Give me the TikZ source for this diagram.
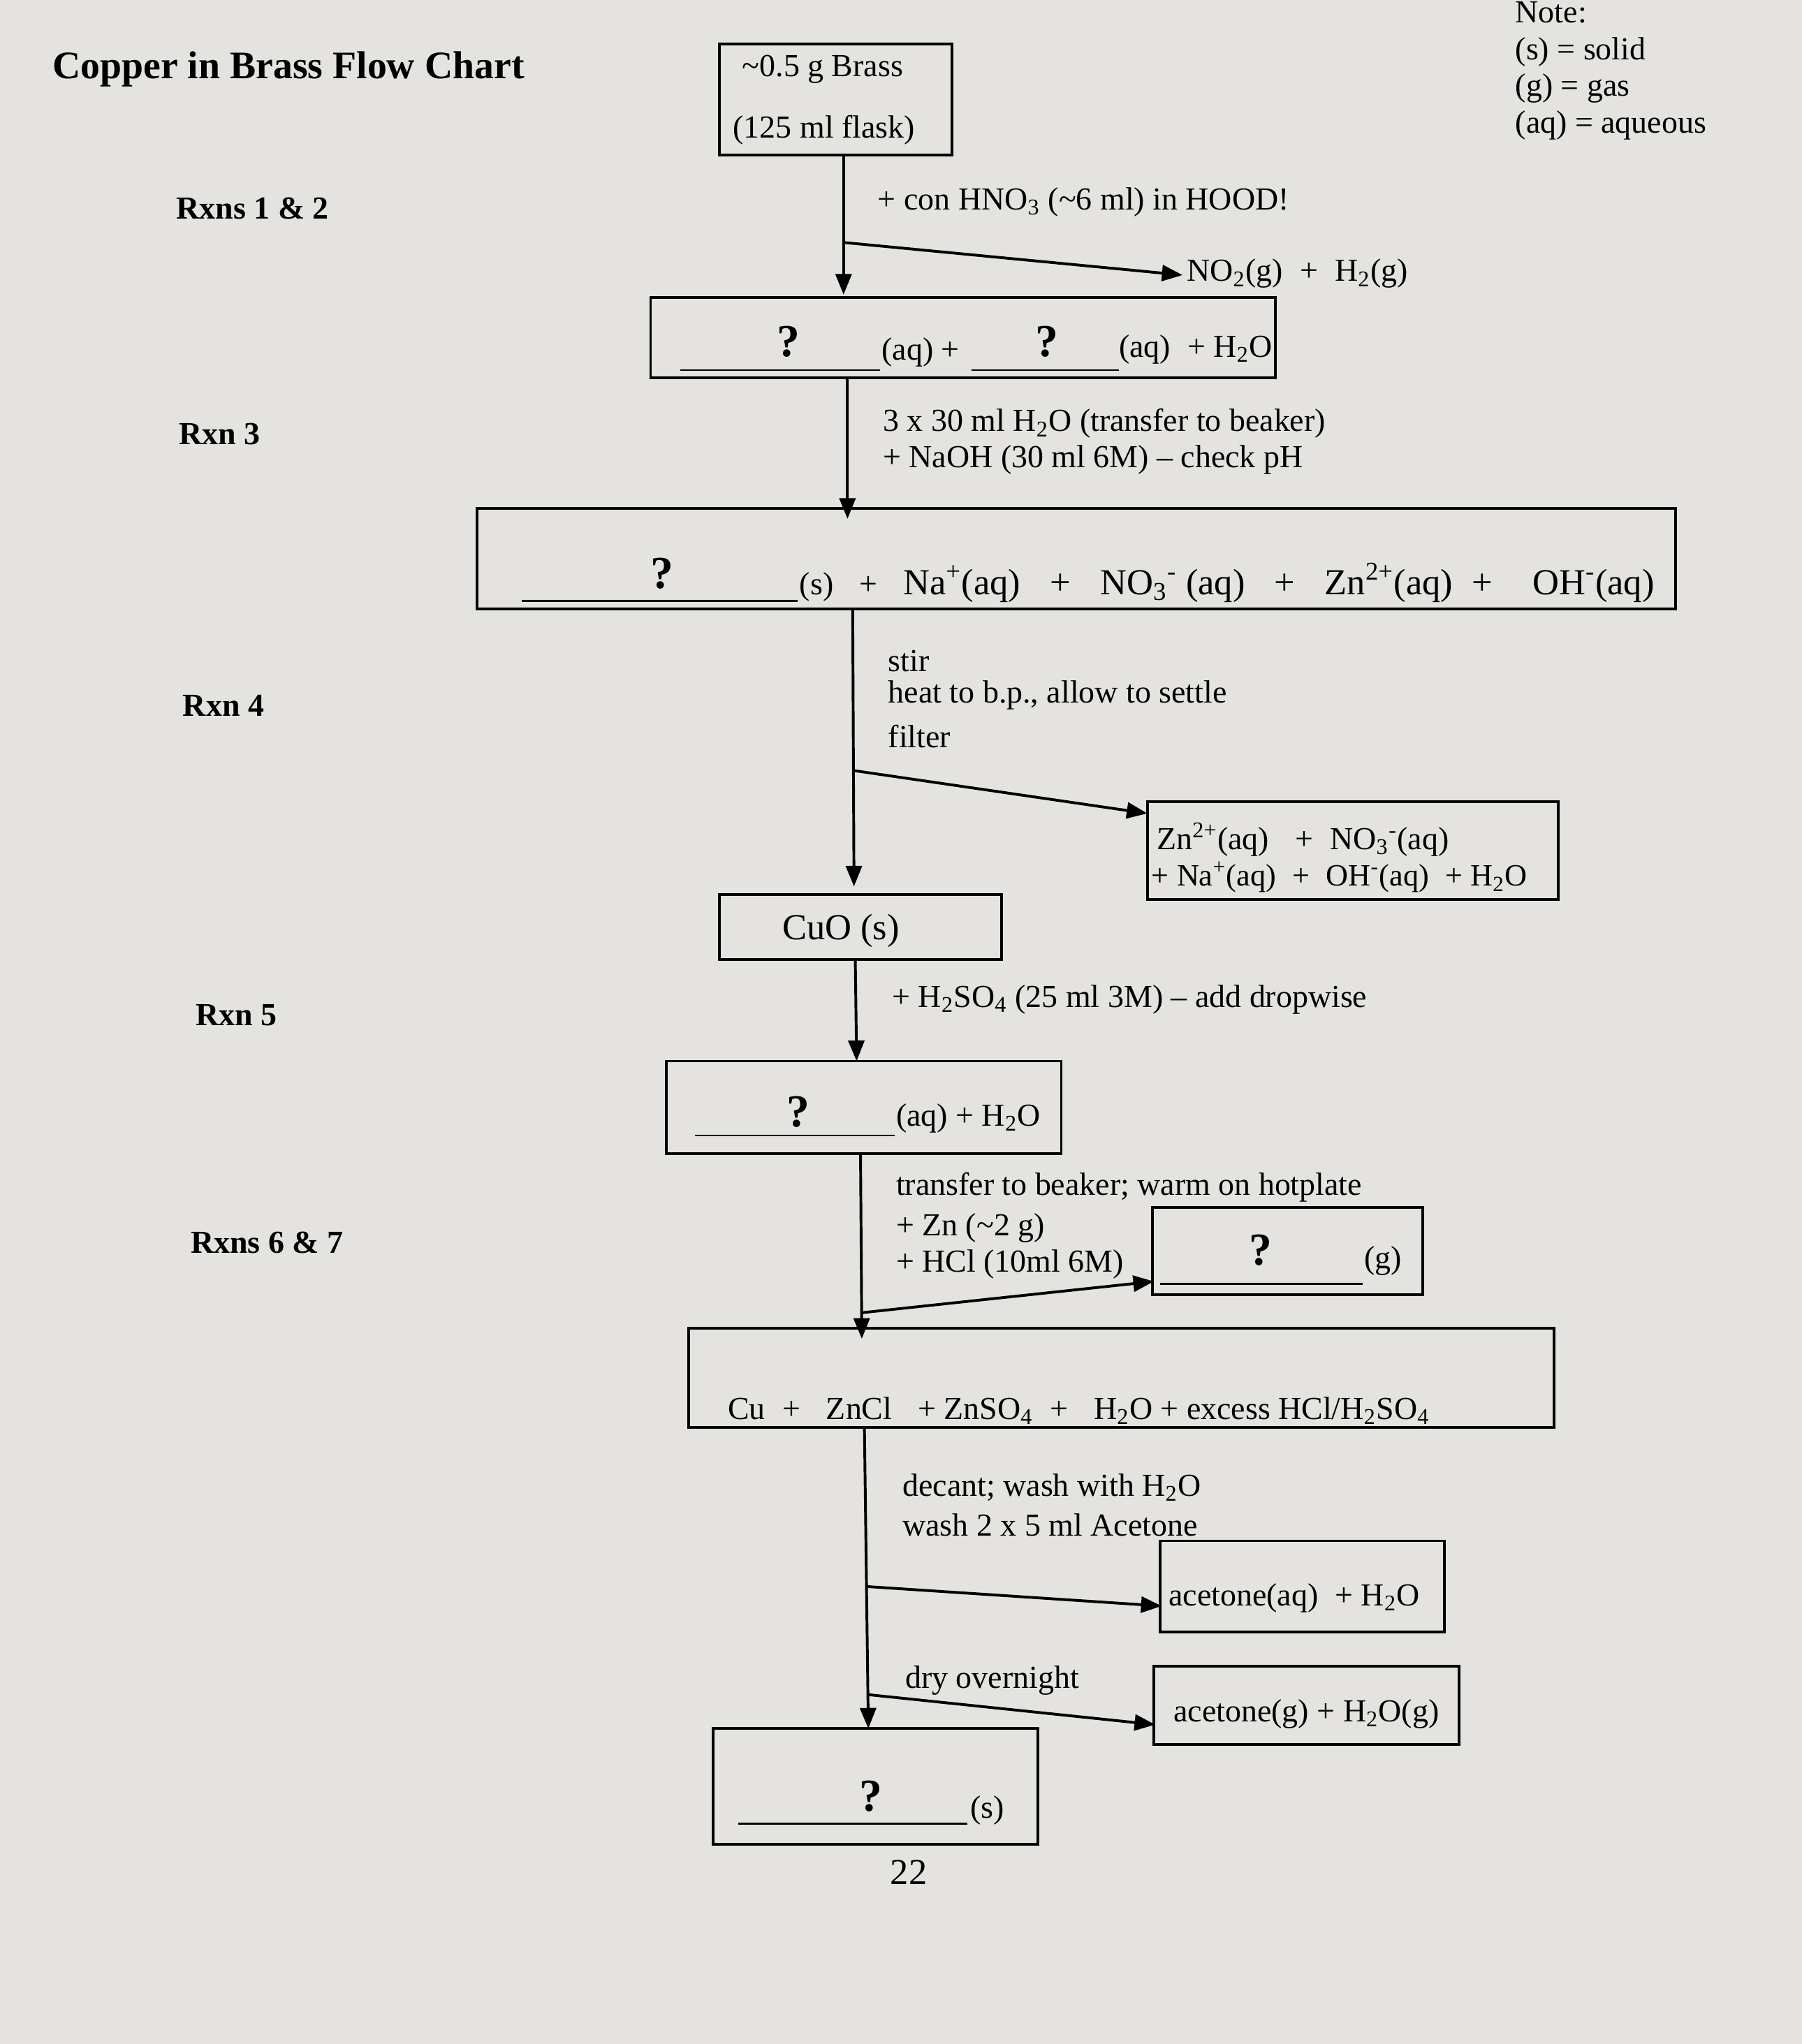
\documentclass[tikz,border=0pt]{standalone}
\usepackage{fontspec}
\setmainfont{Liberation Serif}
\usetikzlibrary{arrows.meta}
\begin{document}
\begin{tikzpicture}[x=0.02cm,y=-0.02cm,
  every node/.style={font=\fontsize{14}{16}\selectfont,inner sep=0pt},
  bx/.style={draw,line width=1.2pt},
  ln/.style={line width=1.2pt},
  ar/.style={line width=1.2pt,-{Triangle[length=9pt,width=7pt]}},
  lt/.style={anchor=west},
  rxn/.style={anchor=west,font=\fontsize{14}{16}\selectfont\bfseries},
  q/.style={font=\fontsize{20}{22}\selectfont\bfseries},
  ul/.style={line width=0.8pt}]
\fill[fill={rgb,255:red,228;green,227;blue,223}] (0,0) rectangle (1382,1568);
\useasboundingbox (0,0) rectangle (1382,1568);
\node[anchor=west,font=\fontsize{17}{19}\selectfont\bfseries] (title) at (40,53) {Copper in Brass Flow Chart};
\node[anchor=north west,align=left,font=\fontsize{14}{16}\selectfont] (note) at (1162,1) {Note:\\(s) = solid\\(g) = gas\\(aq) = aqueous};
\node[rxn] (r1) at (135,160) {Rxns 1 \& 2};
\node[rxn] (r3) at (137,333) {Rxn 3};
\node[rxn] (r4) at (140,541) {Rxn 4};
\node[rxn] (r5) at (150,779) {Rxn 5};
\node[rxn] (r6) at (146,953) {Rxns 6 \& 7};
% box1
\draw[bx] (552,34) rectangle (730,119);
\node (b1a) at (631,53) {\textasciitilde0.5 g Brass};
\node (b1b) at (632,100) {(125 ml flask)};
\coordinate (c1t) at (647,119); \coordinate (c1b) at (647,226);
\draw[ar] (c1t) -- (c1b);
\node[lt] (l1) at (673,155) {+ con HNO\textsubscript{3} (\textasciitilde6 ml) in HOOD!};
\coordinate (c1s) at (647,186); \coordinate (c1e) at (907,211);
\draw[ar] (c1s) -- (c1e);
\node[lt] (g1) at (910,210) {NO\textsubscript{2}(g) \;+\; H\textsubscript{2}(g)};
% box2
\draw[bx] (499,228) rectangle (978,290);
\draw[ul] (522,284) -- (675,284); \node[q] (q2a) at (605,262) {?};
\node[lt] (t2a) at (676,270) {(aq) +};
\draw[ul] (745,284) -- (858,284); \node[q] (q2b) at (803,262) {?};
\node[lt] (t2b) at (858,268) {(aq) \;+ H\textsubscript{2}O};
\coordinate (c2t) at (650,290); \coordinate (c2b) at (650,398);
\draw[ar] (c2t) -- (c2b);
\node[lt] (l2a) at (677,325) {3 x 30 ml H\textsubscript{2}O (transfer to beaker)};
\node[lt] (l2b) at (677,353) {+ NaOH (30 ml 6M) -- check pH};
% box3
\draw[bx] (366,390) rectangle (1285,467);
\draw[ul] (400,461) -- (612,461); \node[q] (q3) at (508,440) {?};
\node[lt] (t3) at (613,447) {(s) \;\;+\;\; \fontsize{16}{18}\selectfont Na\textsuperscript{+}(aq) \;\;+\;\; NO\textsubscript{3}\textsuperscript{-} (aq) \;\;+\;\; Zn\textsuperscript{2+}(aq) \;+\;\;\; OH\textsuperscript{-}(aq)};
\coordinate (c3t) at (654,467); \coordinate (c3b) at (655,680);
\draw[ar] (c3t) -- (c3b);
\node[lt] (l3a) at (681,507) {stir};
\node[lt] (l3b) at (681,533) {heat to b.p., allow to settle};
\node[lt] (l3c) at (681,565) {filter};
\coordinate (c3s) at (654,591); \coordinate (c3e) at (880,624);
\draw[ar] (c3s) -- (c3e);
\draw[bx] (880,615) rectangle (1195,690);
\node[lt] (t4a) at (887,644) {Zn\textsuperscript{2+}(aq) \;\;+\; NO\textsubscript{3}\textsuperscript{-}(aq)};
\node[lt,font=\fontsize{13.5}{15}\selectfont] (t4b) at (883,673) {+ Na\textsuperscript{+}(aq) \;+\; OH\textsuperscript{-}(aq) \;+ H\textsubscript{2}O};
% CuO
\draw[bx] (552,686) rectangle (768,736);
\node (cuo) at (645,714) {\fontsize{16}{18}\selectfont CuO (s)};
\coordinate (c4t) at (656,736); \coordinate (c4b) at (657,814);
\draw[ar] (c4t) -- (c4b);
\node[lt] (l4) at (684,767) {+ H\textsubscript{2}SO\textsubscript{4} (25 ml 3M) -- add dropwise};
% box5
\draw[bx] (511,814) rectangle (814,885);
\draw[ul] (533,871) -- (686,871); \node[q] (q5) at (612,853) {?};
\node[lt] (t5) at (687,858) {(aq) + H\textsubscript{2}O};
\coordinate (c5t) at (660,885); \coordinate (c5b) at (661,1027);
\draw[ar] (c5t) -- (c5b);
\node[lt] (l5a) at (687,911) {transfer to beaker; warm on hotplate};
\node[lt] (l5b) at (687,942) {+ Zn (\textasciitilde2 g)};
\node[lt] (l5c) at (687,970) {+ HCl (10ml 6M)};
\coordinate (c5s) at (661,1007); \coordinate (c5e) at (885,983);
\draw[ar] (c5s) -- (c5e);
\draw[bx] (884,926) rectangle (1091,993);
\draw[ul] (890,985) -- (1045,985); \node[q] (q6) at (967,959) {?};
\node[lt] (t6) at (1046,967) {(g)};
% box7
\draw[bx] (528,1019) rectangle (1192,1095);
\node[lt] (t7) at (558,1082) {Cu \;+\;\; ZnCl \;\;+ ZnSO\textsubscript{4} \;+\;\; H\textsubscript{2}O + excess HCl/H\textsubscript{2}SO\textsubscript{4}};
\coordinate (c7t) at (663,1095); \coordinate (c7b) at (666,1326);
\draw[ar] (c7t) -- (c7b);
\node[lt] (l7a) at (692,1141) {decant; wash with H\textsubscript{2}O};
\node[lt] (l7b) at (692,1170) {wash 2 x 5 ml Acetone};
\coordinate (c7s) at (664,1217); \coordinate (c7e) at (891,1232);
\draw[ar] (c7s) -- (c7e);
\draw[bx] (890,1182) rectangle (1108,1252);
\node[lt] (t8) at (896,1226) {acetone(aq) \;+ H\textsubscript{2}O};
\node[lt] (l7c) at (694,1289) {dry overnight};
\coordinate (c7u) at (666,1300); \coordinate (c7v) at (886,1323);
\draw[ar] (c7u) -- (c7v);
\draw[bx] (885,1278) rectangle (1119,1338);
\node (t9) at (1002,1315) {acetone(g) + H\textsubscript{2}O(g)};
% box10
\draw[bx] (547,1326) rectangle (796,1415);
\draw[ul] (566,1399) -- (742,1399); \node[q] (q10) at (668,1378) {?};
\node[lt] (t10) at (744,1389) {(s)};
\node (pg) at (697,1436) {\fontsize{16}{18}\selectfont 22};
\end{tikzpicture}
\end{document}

--------------------------------------------------

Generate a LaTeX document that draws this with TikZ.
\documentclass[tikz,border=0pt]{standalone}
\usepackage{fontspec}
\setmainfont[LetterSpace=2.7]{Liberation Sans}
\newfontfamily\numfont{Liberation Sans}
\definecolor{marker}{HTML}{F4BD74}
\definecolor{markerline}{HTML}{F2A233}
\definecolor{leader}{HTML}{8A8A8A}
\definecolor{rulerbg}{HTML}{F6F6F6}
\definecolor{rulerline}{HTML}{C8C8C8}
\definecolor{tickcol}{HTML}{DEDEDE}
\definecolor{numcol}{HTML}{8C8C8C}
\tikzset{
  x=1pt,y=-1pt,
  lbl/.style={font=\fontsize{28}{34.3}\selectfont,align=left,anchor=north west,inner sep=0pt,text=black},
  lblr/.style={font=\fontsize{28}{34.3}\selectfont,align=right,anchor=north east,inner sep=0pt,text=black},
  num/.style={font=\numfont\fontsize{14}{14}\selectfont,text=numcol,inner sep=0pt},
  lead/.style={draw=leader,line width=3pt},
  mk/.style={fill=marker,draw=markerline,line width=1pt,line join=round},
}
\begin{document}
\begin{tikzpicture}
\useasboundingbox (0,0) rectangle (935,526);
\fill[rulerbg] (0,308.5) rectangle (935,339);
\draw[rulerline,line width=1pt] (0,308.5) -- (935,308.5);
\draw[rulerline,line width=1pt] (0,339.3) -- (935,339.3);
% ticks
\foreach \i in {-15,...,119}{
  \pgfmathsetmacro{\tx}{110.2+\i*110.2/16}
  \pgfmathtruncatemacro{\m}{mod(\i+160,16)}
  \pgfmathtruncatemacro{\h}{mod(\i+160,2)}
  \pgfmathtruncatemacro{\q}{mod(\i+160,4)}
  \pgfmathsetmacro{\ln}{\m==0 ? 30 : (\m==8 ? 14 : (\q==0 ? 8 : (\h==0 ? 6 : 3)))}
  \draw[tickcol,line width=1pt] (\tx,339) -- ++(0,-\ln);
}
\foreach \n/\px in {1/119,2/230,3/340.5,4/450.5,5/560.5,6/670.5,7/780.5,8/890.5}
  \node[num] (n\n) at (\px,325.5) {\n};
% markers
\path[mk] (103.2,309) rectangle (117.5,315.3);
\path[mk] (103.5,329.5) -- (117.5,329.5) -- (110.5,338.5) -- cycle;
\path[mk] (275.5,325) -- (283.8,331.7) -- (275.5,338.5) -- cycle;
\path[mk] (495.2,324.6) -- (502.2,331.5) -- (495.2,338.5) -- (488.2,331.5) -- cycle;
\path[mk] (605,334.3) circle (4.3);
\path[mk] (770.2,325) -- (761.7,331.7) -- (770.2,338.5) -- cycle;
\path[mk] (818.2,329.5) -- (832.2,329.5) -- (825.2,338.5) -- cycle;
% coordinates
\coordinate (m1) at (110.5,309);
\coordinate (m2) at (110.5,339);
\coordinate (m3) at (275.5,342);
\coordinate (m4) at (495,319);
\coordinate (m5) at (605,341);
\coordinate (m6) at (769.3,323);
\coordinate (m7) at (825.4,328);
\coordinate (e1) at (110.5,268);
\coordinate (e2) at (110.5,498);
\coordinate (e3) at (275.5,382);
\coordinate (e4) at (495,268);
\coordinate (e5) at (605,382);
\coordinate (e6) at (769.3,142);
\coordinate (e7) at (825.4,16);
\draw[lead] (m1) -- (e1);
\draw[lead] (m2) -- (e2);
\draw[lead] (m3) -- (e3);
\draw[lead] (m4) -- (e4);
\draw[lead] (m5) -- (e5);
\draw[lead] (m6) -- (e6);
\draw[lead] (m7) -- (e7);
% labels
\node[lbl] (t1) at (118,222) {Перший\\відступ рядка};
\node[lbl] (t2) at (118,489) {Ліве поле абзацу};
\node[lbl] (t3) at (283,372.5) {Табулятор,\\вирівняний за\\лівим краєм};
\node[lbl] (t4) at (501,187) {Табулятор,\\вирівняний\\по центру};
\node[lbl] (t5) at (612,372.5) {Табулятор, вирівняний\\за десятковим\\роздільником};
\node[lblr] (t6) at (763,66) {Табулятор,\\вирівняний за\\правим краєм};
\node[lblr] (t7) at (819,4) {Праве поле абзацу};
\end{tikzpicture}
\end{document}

--------------------------------------------------

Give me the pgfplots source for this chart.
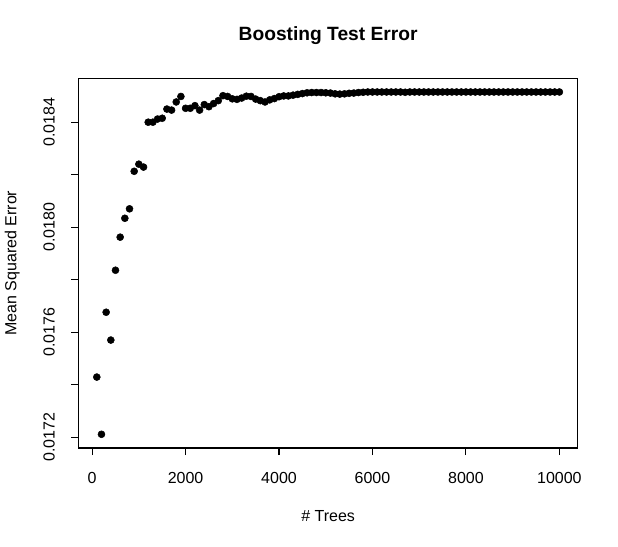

--------------------------------------------------

Each line above that includes "with" should be shown.

\node[lt] (l7a) at (692,1141) {decant; wash with H\textsubscript{2}O};
Generate a LaTeX document that draws this with TikZ.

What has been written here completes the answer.